Reproduce all the lines below exactly and omit the images.

↓↓↓

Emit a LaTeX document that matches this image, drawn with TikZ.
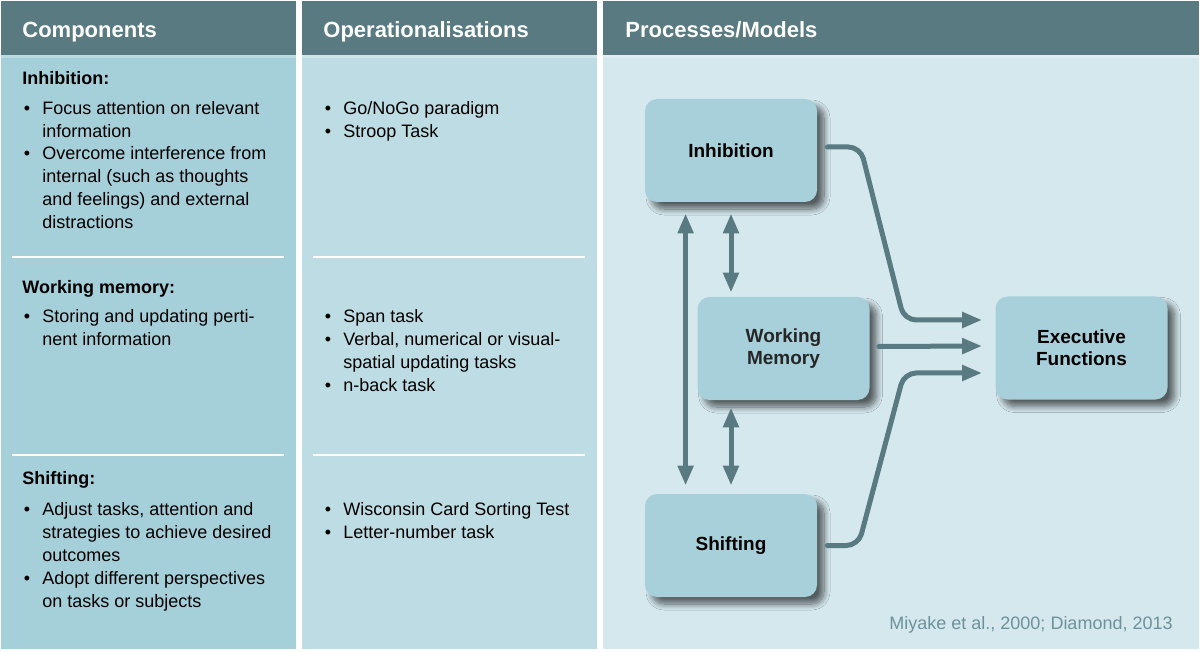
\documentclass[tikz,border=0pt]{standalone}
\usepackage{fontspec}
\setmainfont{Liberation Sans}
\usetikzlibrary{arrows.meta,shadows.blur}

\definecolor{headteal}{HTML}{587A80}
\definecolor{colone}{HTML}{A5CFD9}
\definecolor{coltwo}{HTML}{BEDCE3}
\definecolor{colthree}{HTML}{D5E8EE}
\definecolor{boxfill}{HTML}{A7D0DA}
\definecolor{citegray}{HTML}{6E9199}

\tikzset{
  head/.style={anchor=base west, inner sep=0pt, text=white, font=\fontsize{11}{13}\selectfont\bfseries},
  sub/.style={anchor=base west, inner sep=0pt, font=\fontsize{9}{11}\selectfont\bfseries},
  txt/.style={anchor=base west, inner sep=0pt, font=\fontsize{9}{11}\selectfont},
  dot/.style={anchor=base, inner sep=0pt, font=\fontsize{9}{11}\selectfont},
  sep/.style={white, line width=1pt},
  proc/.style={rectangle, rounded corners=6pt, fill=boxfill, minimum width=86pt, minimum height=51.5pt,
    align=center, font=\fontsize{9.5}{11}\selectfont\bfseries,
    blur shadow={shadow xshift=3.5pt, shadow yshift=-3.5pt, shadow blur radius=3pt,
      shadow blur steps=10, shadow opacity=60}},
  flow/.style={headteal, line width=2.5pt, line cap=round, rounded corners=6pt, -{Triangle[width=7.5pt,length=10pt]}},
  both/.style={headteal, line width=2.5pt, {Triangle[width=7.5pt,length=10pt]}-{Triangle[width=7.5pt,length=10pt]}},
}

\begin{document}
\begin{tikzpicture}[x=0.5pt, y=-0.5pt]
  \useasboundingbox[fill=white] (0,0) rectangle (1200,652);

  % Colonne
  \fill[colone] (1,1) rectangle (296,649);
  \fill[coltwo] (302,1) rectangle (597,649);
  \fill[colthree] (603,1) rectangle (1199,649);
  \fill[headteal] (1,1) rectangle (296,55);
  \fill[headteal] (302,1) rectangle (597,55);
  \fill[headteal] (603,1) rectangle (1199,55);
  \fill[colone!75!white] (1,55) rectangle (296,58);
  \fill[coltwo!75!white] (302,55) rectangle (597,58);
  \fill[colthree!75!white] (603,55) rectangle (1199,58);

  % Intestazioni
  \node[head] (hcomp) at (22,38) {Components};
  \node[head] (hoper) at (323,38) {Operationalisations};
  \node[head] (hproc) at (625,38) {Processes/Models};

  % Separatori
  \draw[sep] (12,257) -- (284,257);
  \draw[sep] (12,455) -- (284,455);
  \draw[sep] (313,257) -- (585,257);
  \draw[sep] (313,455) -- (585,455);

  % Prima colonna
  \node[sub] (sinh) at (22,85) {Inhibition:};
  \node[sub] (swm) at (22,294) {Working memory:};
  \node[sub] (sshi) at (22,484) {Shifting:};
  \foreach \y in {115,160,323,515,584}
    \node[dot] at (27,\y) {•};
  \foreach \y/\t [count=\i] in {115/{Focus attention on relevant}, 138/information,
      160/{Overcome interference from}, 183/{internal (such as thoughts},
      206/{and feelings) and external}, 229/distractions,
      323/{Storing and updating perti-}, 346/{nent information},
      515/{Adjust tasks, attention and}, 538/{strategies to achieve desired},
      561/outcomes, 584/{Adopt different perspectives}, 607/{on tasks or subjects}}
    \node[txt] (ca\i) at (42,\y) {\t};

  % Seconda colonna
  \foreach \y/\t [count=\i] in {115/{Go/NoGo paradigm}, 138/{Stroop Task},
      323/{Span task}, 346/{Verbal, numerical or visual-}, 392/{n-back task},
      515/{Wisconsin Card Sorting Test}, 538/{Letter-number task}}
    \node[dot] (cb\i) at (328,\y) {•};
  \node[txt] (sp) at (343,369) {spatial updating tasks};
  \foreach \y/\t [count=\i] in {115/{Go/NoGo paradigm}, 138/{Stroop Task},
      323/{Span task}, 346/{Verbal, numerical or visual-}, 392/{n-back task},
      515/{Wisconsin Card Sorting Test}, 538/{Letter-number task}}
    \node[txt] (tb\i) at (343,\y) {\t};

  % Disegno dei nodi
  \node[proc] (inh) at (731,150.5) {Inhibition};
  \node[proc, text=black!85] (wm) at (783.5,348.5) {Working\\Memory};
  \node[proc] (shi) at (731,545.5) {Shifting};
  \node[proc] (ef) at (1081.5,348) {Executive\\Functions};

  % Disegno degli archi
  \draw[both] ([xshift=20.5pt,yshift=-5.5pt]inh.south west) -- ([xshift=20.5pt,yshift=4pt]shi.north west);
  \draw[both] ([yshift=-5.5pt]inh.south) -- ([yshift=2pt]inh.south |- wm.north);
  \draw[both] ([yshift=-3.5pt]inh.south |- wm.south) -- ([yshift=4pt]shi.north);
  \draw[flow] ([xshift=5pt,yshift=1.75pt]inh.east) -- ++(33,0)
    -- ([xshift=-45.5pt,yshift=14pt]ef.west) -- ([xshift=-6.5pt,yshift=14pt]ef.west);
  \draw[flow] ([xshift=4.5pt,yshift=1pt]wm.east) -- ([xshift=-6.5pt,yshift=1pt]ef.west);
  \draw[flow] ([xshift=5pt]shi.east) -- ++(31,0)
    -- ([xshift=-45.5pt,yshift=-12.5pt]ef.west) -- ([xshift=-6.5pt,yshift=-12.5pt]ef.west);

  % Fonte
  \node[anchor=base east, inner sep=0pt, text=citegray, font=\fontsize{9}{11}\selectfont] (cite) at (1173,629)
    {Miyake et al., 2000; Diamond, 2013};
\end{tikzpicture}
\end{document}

↑↑↑

_Answer to the problem_
Emit a LaTeX document that matches this image, drawn with TikZ.
\documentclass[tikz,border=0pt]{standalone}
\usepackage{fontspec}
\setmainfont{Liberation Sans}
\usetikzlibrary{arrows.meta,shadows.blur}

\definecolor{headteal}{HTML}{587A80}
\definecolor{colone}{HTML}{A5CFD9}
\definecolor{coltwo}{HTML}{BEDCE3}
\definecolor{colthree}{HTML}{D5E8EE}
\definecolor{boxfill}{HTML}{A7D0DA}
\definecolor{citegray}{HTML}{6E9199}

\tikzset{
  head/.style={anchor=base west, inner sep=0pt, text=white, font=\fontsize{11}{13}\selectfont\bfseries},
  sub/.style={anchor=base west, inner sep=0pt, font=\fontsize{9}{11}\selectfont\bfseries},
  txt/.style={anchor=base west, inner sep=0pt, font=\fontsize{9}{11}\selectfont},
  dot/.style={anchor=base, inner sep=0pt, font=\fontsize{9}{11}\selectfont},
  sep/.style={white, line width=1pt},
  proc/.style={rectangle, rounded corners=6pt, fill=boxfill, minimum width=86pt, minimum height=51.5pt,
    align=center, font=\fontsize{9.5}{11}\selectfont\bfseries,
    blur shadow={shadow xshift=3.5pt, shadow yshift=-3.5pt, shadow blur radius=3pt,
      shadow blur steps=10, shadow opacity=60}},
  flow/.style={headteal, line width=2.5pt, line cap=round, rounded corners=6pt, -{Triangle[width=7.5pt,length=10pt]}},
  both/.style={headteal, line width=2.5pt, {Triangle[width=7.5pt,length=10pt]}-{Triangle[width=7.5pt,length=10pt]}},
}

\begin{document}
\begin{tikzpicture}[x=0.5pt, y=-0.5pt]
  \useasboundingbox[fill=white] (0,0) rectangle (1200,652);

  % Colonne
  \fill[colone] (1,1) rectangle (296,649);
  \fill[coltwo] (302,1) rectangle (597,649);
  \fill[colthree] (603,1) rectangle (1199,649);
  \fill[headteal] (1,1) rectangle (296,55);
  \fill[headteal] (302,1) rectangle (597,55);
  \fill[headteal] (603,1) rectangle (1199,55);
  \fill[colone!75!white] (1,55) rectangle (296,58);
  \fill[coltwo!75!white] (302,55) rectangle (597,58);
  \fill[colthree!75!white] (603,55) rectangle (1199,58);

  % Intestazioni
  \node[head] (hcomp) at (22,38) {Components};
  \node[head] (hoper) at (323,38) {Operationalisations};
  \node[head] (hproc) at (625,38) {Processes/Models};

  % Separatori
  \draw[sep] (12,257) -- (284,257);
  \draw[sep] (12,455) -- (284,455);
  \draw[sep] (313,257) -- (585,257);
  \draw[sep] (313,455) -- (585,455);

  % Prima colonna
  \node[sub] (sinh) at (22,85) {Inhibition:};
  \node[sub] (swm) at (22,294) {Working memory:};
  \node[sub] (sshi) at (22,484) {Shifting:};
  \foreach \y in {115,160,323,515,584}
    \node[dot] at (27,\y) {•};
  \foreach \y/\t [count=\i] in {115/{Focus attention on relevant}, 138/information,
      160/{Overcome interference from}, 183/{internal (such as thoughts},
      206/{and feelings) and external}, 229/distractions,
      323/{Storing and updating perti-}, 346/{nent information},
      515/{Adjust tasks, attention and}, 538/{strategies to achieve desired},
      561/outcomes, 584/{Adopt different perspectives}, 607/{on tasks or subjects}}
    \node[txt] (ca\i) at (42,\y) {\t};

  % Seconda colonna
  \foreach \y/\t [count=\i] in {115/{Go/NoGo paradigm}, 138/{Stroop Task},
      323/{Span task}, 346/{Verbal, numerical or visual-}, 392/{n-back task},
      515/{Wisconsin Card Sorting Test}, 538/{Letter-number task}}
    \node[dot] (cb\i) at (328,\y) {•};
  \node[txt] (sp) at (343,369) {spatial updating tasks};
  \foreach \y/\t [count=\i] in {115/{Go/NoGo paradigm}, 138/{Stroop Task},
      323/{Span task}, 346/{Verbal, numerical or visual-}, 392/{n-back task},
      515/{Wisconsin Card Sorting Test}, 538/{Letter-number task}}
    \node[txt] (tb\i) at (343,\y) {\t};

  % Disegno dei nodi
  \node[proc] (inh) at (731,150.5) {Inhibition};
  \node[proc, text=black!85] (wm) at (783.5,348.5) {Working\\Memory};
  \node[proc] (shi) at (731,545.5) {Shifting};
  \node[proc] (ef) at (1081.5,348) {Executive\\Functions};

  % Disegno degli archi
  \draw[both] ([xshift=20.5pt,yshift=-5.5pt]inh.south west) -- ([xshift=20.5pt,yshift=4pt]shi.north west);
  \draw[both] ([yshift=-5.5pt]inh.south) -- ([yshift=2pt]inh.south |- wm.north);
  \draw[both] ([yshift=-3.5pt]inh.south |- wm.south) -- ([yshift=4pt]shi.north);
  \draw[flow] ([xshift=5pt,yshift=1.75pt]inh.east) -- ++(33,0)
    -- ([xshift=-45.5pt,yshift=14pt]ef.west) -- ([xshift=-6.5pt,yshift=14pt]ef.west);
  \draw[flow] ([xshift=4.5pt,yshift=1pt]wm.east) -- ([xshift=-6.5pt,yshift=1pt]ef.west);
  \draw[flow] ([xshift=5pt]shi.east) -- ++(31,0)
    -- ([xshift=-45.5pt,yshift=-12.5pt]ef.west) -- ([xshift=-6.5pt,yshift=-12.5pt]ef.west);

  % Fonte
  \node[anchor=base east, inner sep=0pt, text=citegray, font=\fontsize{9}{11}\selectfont] (cite) at (1173,629)
    {Miyake et al., 2000; Diamond, 2013};
\end{tikzpicture}
\end{document}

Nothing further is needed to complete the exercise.